§ Job
Repeat the records below exactly, from the first line through the line containing "p.title.standoff = 8", and leave out any pictures.

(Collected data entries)
'''

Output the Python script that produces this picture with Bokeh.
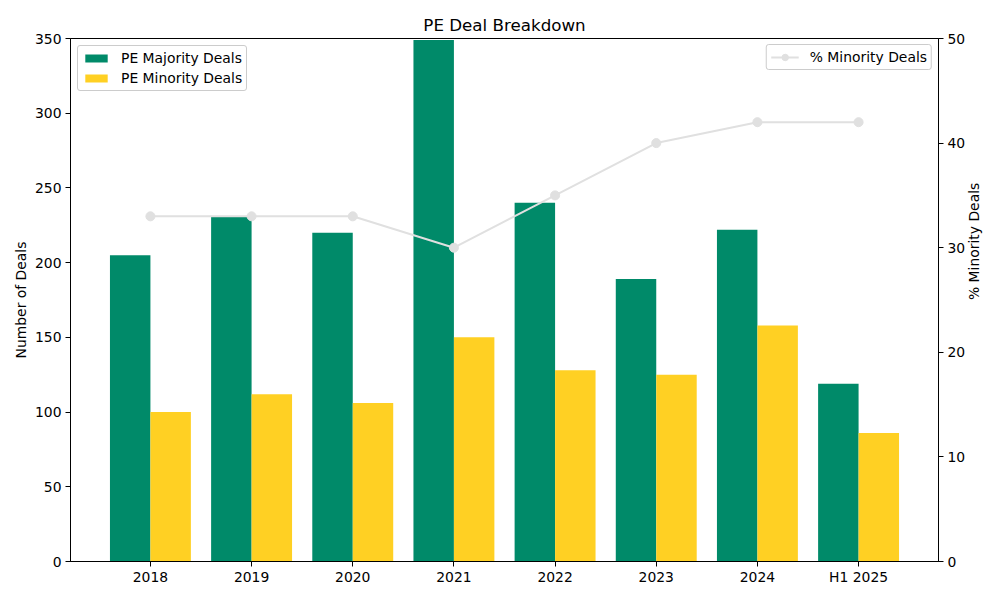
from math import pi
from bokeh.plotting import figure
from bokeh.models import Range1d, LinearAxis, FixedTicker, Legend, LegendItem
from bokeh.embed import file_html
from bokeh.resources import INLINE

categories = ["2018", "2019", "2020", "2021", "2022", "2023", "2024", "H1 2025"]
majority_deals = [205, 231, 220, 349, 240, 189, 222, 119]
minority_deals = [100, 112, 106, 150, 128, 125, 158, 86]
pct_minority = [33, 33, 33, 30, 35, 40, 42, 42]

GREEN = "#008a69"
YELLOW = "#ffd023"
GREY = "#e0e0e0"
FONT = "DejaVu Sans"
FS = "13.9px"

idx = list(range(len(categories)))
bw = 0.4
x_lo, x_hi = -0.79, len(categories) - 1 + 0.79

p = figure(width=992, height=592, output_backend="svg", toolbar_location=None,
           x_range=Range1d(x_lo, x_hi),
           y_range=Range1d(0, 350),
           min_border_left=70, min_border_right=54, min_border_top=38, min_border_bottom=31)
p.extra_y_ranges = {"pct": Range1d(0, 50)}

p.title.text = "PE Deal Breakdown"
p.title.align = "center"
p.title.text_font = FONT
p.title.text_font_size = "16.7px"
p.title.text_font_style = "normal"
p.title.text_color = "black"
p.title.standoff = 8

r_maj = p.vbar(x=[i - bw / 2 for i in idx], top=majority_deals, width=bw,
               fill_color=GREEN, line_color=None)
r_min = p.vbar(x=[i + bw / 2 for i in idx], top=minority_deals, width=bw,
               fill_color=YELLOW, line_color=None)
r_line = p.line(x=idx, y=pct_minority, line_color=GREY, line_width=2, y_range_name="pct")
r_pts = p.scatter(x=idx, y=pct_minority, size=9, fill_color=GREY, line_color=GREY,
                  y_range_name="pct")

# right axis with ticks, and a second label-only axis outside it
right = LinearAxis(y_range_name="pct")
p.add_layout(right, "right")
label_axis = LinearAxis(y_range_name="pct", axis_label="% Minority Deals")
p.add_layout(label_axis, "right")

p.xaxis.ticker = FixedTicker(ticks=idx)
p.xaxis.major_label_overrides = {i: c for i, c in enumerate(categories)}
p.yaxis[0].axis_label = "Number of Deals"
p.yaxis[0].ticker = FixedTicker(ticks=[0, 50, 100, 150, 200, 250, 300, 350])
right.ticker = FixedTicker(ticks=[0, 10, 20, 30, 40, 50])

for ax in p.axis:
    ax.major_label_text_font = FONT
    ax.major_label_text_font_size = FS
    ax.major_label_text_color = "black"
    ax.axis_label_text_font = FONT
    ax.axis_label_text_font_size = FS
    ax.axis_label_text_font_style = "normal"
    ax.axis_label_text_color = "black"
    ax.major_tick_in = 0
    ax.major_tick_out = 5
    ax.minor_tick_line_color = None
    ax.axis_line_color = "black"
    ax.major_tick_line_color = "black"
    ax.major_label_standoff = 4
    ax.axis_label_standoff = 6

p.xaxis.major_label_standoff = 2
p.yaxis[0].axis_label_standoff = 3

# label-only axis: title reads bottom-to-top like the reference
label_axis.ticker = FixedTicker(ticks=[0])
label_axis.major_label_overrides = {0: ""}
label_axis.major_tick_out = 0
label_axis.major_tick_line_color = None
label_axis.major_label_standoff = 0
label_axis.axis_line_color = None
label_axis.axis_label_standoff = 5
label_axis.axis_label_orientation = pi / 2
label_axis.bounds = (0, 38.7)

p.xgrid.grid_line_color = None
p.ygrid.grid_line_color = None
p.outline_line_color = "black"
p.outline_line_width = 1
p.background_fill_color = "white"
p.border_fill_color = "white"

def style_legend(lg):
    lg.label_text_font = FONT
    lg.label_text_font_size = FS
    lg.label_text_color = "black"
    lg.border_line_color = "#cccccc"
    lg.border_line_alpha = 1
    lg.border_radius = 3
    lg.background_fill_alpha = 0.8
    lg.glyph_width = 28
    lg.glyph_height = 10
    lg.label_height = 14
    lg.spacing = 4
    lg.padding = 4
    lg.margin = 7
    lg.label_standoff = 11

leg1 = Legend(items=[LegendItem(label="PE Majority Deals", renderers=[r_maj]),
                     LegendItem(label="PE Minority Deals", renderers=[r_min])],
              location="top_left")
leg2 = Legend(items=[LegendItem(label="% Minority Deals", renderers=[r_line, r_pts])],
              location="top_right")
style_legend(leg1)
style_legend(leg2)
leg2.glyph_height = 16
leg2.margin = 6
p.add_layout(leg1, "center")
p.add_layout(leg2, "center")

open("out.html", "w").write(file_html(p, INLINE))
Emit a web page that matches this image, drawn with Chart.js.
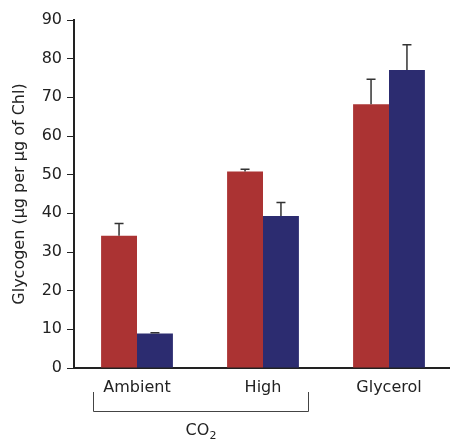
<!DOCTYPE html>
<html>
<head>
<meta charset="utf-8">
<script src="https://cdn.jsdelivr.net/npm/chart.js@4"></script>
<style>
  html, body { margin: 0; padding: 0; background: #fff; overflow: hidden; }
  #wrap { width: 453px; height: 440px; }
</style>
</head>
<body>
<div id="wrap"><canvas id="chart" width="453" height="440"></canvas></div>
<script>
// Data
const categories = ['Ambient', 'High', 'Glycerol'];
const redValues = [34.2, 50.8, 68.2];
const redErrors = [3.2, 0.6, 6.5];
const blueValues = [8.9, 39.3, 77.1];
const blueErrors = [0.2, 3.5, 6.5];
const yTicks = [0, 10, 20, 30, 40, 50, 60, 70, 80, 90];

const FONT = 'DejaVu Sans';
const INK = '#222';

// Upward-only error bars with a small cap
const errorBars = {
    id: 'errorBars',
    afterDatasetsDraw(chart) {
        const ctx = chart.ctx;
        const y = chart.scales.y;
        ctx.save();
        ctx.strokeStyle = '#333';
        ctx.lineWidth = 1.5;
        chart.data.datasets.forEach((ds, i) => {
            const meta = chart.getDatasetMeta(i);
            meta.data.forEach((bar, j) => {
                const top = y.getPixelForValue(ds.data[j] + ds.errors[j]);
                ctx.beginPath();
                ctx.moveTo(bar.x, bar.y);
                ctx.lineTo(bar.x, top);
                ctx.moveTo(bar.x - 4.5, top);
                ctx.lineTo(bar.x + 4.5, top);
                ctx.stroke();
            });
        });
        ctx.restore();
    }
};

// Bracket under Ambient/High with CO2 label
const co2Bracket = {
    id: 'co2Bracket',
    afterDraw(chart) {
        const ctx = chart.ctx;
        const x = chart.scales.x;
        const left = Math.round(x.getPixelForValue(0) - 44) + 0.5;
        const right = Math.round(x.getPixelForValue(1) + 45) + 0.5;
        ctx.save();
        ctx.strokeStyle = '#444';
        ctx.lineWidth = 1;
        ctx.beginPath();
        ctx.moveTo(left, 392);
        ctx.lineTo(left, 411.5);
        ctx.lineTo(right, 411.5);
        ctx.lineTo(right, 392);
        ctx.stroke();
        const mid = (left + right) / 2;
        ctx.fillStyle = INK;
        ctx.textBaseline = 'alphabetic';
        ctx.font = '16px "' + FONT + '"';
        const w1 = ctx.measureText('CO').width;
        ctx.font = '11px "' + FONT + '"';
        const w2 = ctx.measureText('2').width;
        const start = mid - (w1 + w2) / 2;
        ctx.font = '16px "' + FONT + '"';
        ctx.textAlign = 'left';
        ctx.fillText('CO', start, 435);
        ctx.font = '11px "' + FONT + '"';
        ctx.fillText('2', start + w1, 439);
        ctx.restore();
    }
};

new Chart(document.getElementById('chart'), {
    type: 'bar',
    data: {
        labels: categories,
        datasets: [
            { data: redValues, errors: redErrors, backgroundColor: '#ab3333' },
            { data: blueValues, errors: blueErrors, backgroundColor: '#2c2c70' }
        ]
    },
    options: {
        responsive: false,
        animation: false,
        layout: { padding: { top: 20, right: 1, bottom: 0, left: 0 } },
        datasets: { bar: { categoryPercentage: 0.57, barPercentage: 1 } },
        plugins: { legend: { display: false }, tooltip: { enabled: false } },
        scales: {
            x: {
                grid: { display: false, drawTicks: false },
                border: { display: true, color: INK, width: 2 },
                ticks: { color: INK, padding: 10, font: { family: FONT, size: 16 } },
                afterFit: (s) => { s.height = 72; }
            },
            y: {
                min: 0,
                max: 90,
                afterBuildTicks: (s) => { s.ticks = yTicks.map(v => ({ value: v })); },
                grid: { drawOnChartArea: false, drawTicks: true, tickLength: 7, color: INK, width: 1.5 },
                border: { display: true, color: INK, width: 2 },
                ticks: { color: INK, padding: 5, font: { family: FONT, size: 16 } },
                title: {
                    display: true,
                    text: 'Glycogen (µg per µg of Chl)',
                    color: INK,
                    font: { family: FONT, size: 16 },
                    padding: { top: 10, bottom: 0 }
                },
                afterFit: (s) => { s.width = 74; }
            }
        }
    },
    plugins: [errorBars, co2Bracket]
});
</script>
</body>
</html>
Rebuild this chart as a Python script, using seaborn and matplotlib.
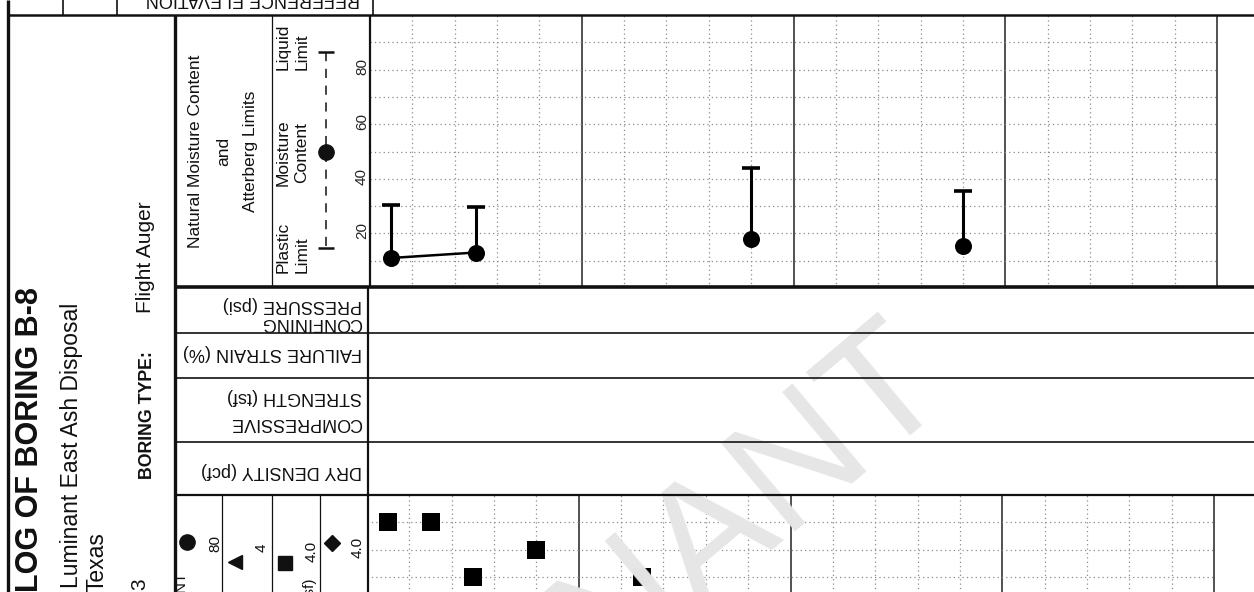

'''

§ Solved exercise
Output the Python script that produces this picture with Bokeh.
from math import pi
from bokeh.plotting import figure
from bokeh.models import Range1d, LinearAxis, FixedTicker, Legend, LegendItem
from bokeh.embed import file_html
from bokeh.resources import INLINE

categories = ["2018", "2019", "2020", "2021", "2022", "2023", "2024", "H1 2025"]
majority_deals = [205, 231, 220, 349, 240, 189, 222, 119]
minority_deals = [100, 112, 106, 150, 128, 125, 158, 86]
pct_minority = [33, 33, 33, 30, 35, 40, 42, 42]

GREEN = "#008a69"
YELLOW = "#ffd023"
GREY = "#e0e0e0"
FONT = "DejaVu Sans"
FS = "13.9px"

idx = list(range(len(categories)))
bw = 0.4
x_lo, x_hi = -0.79, len(categories) - 1 + 0.79

p = figure(width=992, height=592, output_backend="svg", toolbar_location=None,
           x_range=Range1d(x_lo, x_hi),
           y_range=Range1d(0, 350),
           min_border_left=70, min_border_right=54, min_border_top=38, min_border_bottom=31)
p.extra_y_ranges = {"pct": Range1d(0, 50)}

p.title.text = "PE Deal Breakdown"
p.title.align = "center"
p.title.text_font = FONT
p.title.text_font_size = "16.7px"
p.title.text_font_style = "normal"
p.title.text_color = "black"
p.title.standoff = 8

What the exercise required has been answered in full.